Mine was acting up similarly and I had removed it twice and rerouted it as well and it was still really stiff and a pain to push.

I sprayed some cable lube I had lying around into the uppermost end (the end

that goes attaches to the throwout fork) and the problem went away.

 

Also, you may have to drill a hole in the U bracket that attaches the cable to

the pedal.

Mine was binding only giving me half the throw I needed.

Drilled a hole halfway down closer to the cable and it no longer binds and I get

full pedal throw.

 

Hope it helps.

 

Twitch

  • Author
Lube it.

Mine was acting up similarly and I had removed it twice and rerouted it as well and it was still really stiff and a pain to push.

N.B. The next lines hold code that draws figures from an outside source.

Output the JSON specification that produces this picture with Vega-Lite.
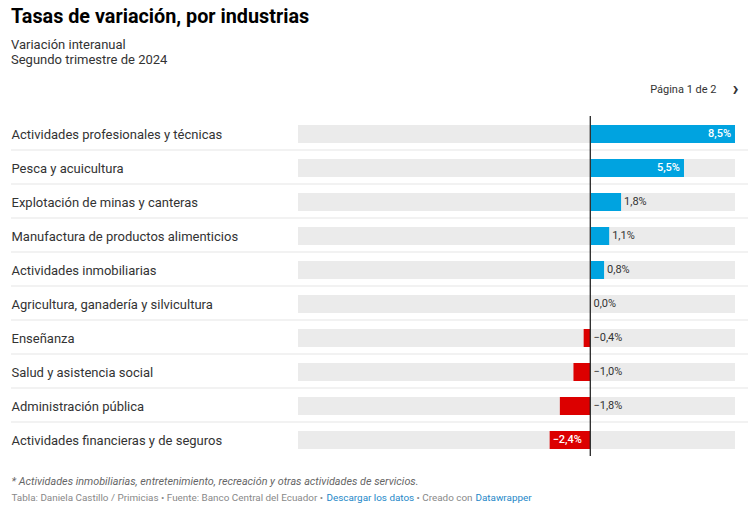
{
  "$schema": "https://vega.github.io/schema/vega-lite/v6.json",
  "width": 737,
  "height": 340,
  "autosize": {"type": "none"},
  "padding": {"left": 11, "top": 116, "right": 7, "bottom": 57},
  "background": "white",
  "config": {
    "font": "Roboto",
    "view": {"stroke": null},
    "axis": {"labelFont": "Roboto", "titleFont": "Roboto", "grid": false, "domain": false, "ticks": false}
  },
  "title": {
    "text": "Tasas de variación, por industrias",
    "subtitle": ["Variación interanual", "Segundo trimestre de 2024"],
    "anchor": "start",
    "frame": "group",
    "font": "Roboto",
    "fontSize": 19.8,
    "fontWeight": "bold",
    "color": "#000000",
    "subtitleFont": "Roboto",
    "subtitleFontSize": 13,
    "subtitleColor": "#333333",
    "subtitleLineHeight": 15,
    "subtitlePadding": 12,
    "offset": 11
  },
  "data": {
    "values": [
      {"industria": "Actividades profesionales y técnicas", "valor": 8.5, "etiqueta": "8,5%"},
      {"industria": "Pesca y acuicultura", "valor": 5.5, "etiqueta": "5,5%"},
      {"industria": "Explotación de minas y canteras", "valor": 1.8, "etiqueta": "1,8%"},
      {"industria": "Manufactura de productos alimenticios", "valor": 1.1, "etiqueta": "1,1%"},
      {"industria": "Actividades inmobiliarias", "valor": 0.8, "etiqueta": "0,8%"},
      {"industria": "Agricultura, ganadería y silvicultura", "valor": 0.0, "etiqueta": "0,0%"},
      {"industria": "Enseñanza", "valor": -0.4, "etiqueta": "−0,4%"},
      {"industria": "Salud y asistencia social", "valor": -1.0, "etiqueta": "−1,0%"},
      {"industria": "Administración pública", "valor": -1.8, "etiqueta": "−1,8%"},
      {"industria": "Actividades financieras y de seguros", "valor": -2.4, "etiqueta": "−2,4%"}
    ]
  },
  "resolve": {"axis": {"x": "independent", "y": "independent"}},
  "layer": [
    {
      "mark": {"type": "bar", "color": "#ebebeb", "height": {"band": 0.53}, "yOffset": 1},
      "encoding": {
        "y": {
          "field": "industria", "type": "nominal", "sort": null,
          "scale": {"paddingInner": 0, "paddingOuter": 0},
          "axis": {
            "orient": "left", "labelAlign": "left", "labelPadding": 0, "tickSize": 0, "labelOffset": 1.5,
            "labelFontSize": 13, "labelColor": "#333333", "labelLimit": 290, "labelBaseline": "middle",
            "title": "* Actividades inmobiliarias, entretenimiento, recreación y otras actividades de servicios.",
            "titleAngle": 0, "titleX": 0, "titleY": 368, "titleAlign": "left", "titleBaseline": "alphabetic",
            "titleFontStyle": "italic", "titleFontWeight": "normal", "titleFontSize": 10.8, "titleColor": "#666666"
          }
        },
        "x": {
          "datum": -17.2, "type": "quantitative",
          "scale": {"domain": [-17.2, 8.5], "range": [287, 724], "nice": false, "zero": false},
          "axis": {
            "orient": "bottom", "labels": false,
            "title": "Tabla: Daniela Castillo / Primicias • Fuente: Banco Central del Ecuador •",
            "titleX": 0, "titleY": 44, "titleAlign": "left", "titleBaseline": "alphabetic",
            "titleFontWeight": "normal", "titleFontSize": 9.9, "titleColor": "#888888"
          }
        },
        "x2": {"datum": 8.5}
      }
    },
    {
      "transform": [{"filter": "datum.valor != 8.5"}],
      "mark": {"type": "rule", "color": "#e5e5e5", "strokeWidth": 1},
      "encoding": {
        "y": {"field": "industria", "type": "nominal", "sort": null, "bandPosition": 0, "axis": null}
      }
    },
    {
      "mark": {"type": "bar", "height": {"band": 0.53}, "yOffset": 1},
      "encoding": {
        "y": {
          "field": "industria", "type": "nominal", "sort": null,
          "axis": {
            "orient": "right", "labels": false, "title": "›", "titleAngle": 0,
            "titleX": -13, "titleY": -28, "titleAlign": "center", "titleBaseline": "middle",
            "titleFontSize": 20, "titleFontWeight": "bold", "titleColor": "#333333"
          }
        },
        "x": {
          "field": "valor", "type": "quantitative",
          "axis": {
            "orient": "bottom", "labels": false, "title": "Descargar los datos",
            "titleX": 315, "titleY": 44, "titleAlign": "left", "titleBaseline": "alphabetic",
            "titleFontWeight": "normal", "titleFontSize": 9.9, "titleColor": "#1d87c8"
          }
        },
        "x2": {"datum": 0},
        "color": {
          "condition": {"test": "datum.valor > 0", "value": "#00a3e0"},
          "value": "#dc0000"
        }
      }
    },
    {
      "mark": {"type": "rule", "color": "#333333", "strokeWidth": 1},
      "encoding": {
        "x": {
          "datum": 0, "type": "quantitative",
          "axis": {
            "orient": "top", "labels": false, "title": "Página 1 de 2",
            "titleX": 705, "titleY": -27, "titleAlign": "right", "titleBaseline": "middle",
            "titleFontWeight": "normal", "titleFontSize": 11, "titleColor": "#333333"
          }
        }
      }
    },
    {
      "transform": [{"filter": "datum.valor >= 2.4"}],
      "mark": {"type": "text", "align": "right", "baseline": "middle", "dx": -4, "dy": 1, "fontSize": 11, "color": "white", "fontWeight": 500},
      "encoding": {
        "y": {"field": "industria", "type": "nominal", "sort": null, "axis": null},
        "x": {
          "field": "valor", "type": "quantitative",
          "axis": {
            "orient": "bottom", "labels": false, "title": "• Creado con",
            "titleX": 405, "titleY": 44, "titleAlign": "left", "titleBaseline": "alphabetic",
            "titleFontWeight": "normal", "titleFontSize": 9.9, "titleColor": "#888888"
          }
        },
        "text": {"field": "etiqueta"}
      }
    },
    {
      "transform": [{"filter": "datum.valor <= -2.4"}],
      "mark": {"type": "text", "align": "left", "baseline": "middle", "dx": 3, "dy": 1, "fontSize": 11, "color": "white", "fontWeight": 500},
      "encoding": {
        "y": {"field": "industria", "type": "nominal", "sort": null, "axis": null},
        "x": {
          "field": "valor", "type": "quantitative",
          "axis": {
            "orient": "bottom", "labels": false, "title": "Datawrapper",
            "titleX": 464, "titleY": 44, "titleAlign": "left", "titleBaseline": "alphabetic",
            "titleFontWeight": "normal", "titleFontSize": 9.9, "titleColor": "#1d87c8"
          }
        },
        "text": {"field": "etiqueta"}
      }
    },
    {
      "transform": [{"filter": "datum.valor > 0 && datum.valor < 2.4"}],
      "mark": {"type": "text", "align": "left", "baseline": "middle", "dx": 3, "dy": 1, "fontSize": 11, "color": "#333333"},
      "encoding": {
        "y": {"field": "industria", "type": "nominal", "sort": null, "axis": null},
        "x": {"field": "valor", "type": "quantitative", "axis": null},
        "text": {"field": "etiqueta"}
      }
    },
    {
      "transform": [{"filter": "datum.valor <= 0 && datum.valor > -2.4"}],
      "mark": {"type": "text", "align": "left", "baseline": "middle", "dx": 3, "dy": 1, "fontSize": 11, "color": "#333333"},
      "encoding": {
        "y": {"field": "industria", "type": "nominal", "sort": null, "axis": null},
        "x": {"datum": 0, "type": "quantitative", "axis": null},
        "text": {"field": "etiqueta"}
      }
    }
  ]
}
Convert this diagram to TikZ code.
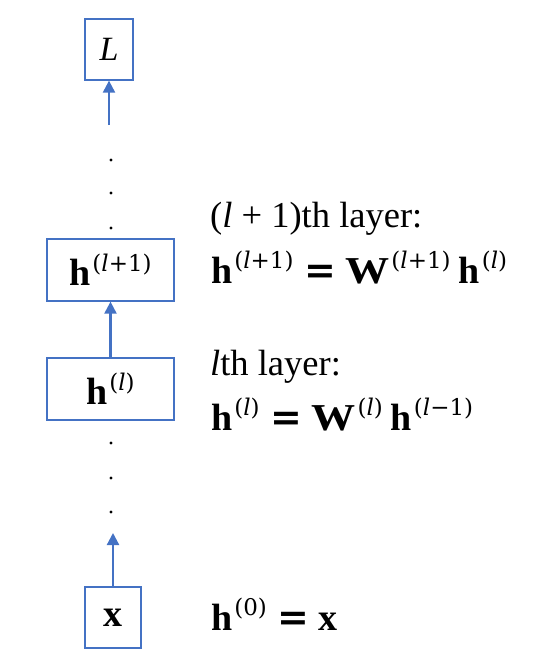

I sprayed some cable lube I had lying around into the uppermost end (the end

that goes attaches to the throwout fork) and the problem went away.

 

Also, you may have to drill a hole in the U bracket that attaches the cable to

the pedal.

Mine was binding only giving me half the throw I needed.

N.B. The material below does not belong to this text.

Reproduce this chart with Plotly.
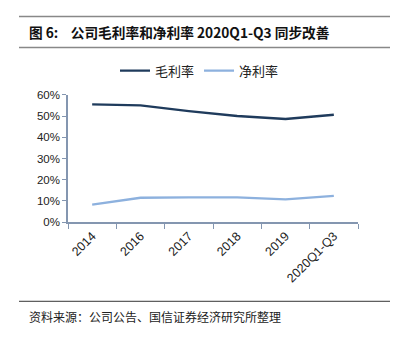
import plotly.graph_objects as go

categories = ["2014", "2016", "2017", "2018", "2019", "2020Q1-Q3"]
gross_margin = [0.555, 0.550, 0.523, 0.500, 0.486, 0.506]
net_margin = [0.083, 0.115, 0.117, 0.117, 0.107, 0.124]
y_ticks = [0, 0.1, 0.2, 0.3, 0.4, 0.5, 0.6]

W, H = 399, 343
def py(px):
    return 1 - px / H
def px_(x):
    return x / W

fig = go.Figure()
fig.add_trace(go.Scatter(x=categories, y=gross_margin, mode="lines", name="毛利率",
                         line=dict(color="#1F3B5C", width=2.3)))
fig.add_trace(go.Scatter(x=categories, y=net_margin, mode="lines", name="净利率",
                         line=dict(color="#8DB1DE", width=2.3)))

axis_color = "#8496B0"
fig.update_layout(
    width=W, height=H,
    margin=dict(l=0, r=0, t=0, b=0),
    paper_bgcolor="white", plot_bgcolor="white",
    showlegend=True,
    legend=dict(orientation="h", x=0.5, xanchor="center", y=py(67), yanchor="middle",
                font=dict(family="Noto Sans CJK SC", size=13, color="#222"),
                itemwidth=30, bgcolor="rgba(0,0,0,0)"),
    xaxis=dict(domain=[px_(68), px_(358)], type="category", range=[-0.5, 5.5],
               showline=True, linecolor=axis_color, linewidth=1.5,
               ticks="outside", tickson="boundaries", ticklen=5, tickcolor=axis_color,
               tickangle=-45, showgrid=False, zeroline=False,
               tickfont=dict(family="Liberation Sans", size=12.5, color="#222")),
    yaxis=dict(domain=[py(224), py(92)], range=[0, 0.6], tickvals=y_ticks,
               tickformat=".0%", showline=True, linecolor=axis_color, linewidth=1.5,
               ticks="outside", ticklen=4, tickcolor=axis_color,
               showgrid=False, zeroline=False,
               tickfont=dict(family="Liberation Sans", size=11.5, color="#222")),
)

# Title lines and text
for yy in (11, 43):
    fig.add_shape(type="line", xref="paper", yref="paper", x0=px_(19), x1=px_(390),
                  y0=py(yy), y1=py(yy), line=dict(color="#888", width=1.5))
fig.add_annotation(xref="paper", yref="paper", x=px_(27), y=py(27), xanchor="left", yanchor="middle",
                   showarrow=False,
                   text="<b>图 6:    公司毛利率和净利率 2020Q1-Q3 同步改善</b>",
                   font=dict(family="Noto Sans CJK SC", size=13.7, color="#111"))
# Footer
fig.add_shape(type="line", xref="paper", yref="paper", x0=px_(19), x1=px_(390),
              y0=py(306), y1=py(306), line=dict(color="#333", width=1))
fig.add_annotation(xref="paper", yref="paper", x=px_(27), y=py(322), xanchor="left", yanchor="middle",
                   showarrow=False, text="资料来源：公司公告、国信证券经济研究所整理",
                   font=dict(family="Noto Sans CJK SC", size=12, color="#222"))

fig.write_html("out.html")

Drilled a hole halfway down closer to the cable and it no longer binds and I get

full pedal throw.

 

Hope it helps.

 

Twitch

the stiffness is not the real problem. The problem is that it is not fully disengaging the clutch when fully depressed, thus the grinding going into gears. I have to keep adjusting it further and further down to get the clutch to work. I now have it bottomed out with a 1/4" spacer...

had a similar situation at one point turn out the fork was cracked, had to replace it with j/y one all better, bummer huh?................G

the stiffness is not the real problem. The problem is that it is not fully disengaging the clutch when fully depressed, thus the grinding going into gears. I have to keep adjusting it further and further down to get the clutch to work. I now have it bottomed out with a 1/4" spacer...

 

Do you have the clips that hold the cable in place on each end?

Your cable sleeve may be moving if those clips are missing.

It does sound a lot like my second solution, drilling a hole in the U shaped bracket that attaches the cable to the pedal.

I highly recommend unhooking the cable from the throwout fork, to allow smooth operation of the pedal without interference, and sliding under your dash to see if the bracket is catching and not allowing a full throw out of the pedal.

I just drilled a hole slightly larger than the pin closer to the cable and ran my pin through right there.

If you have an aftermarket cable, I highly recommend looking at where it connects to the pedal, as this is probably a very common interference point.

 

Twitch

  • Author
Do you have the clips that hold the cable in place on each end?

Your cable sleeve may be moving if those clips are missing.

It does sound a lot like my second solution, drilling a hole in the U shaped bracket that attaches the cable to the pedal.

I highly recommend unhooking the cable from the throwout fork, to allow smooth operation of the pedal without interference, and sliding under your dash to see if the bracket is catching and not allowing a full throw out of the pedal.

I just drilled a hole slightly larger than the pin closer to the cable and ran my pin through right there.

If you have an aftermarket cable, I highly recommend looking at where it connects to the pedal, as this is probably a very common interference point.

 

Twitch

thanks, ill have to check near the pedal tomorrow but I already had the cable completely off under thyroid good and it felt pretty smooth.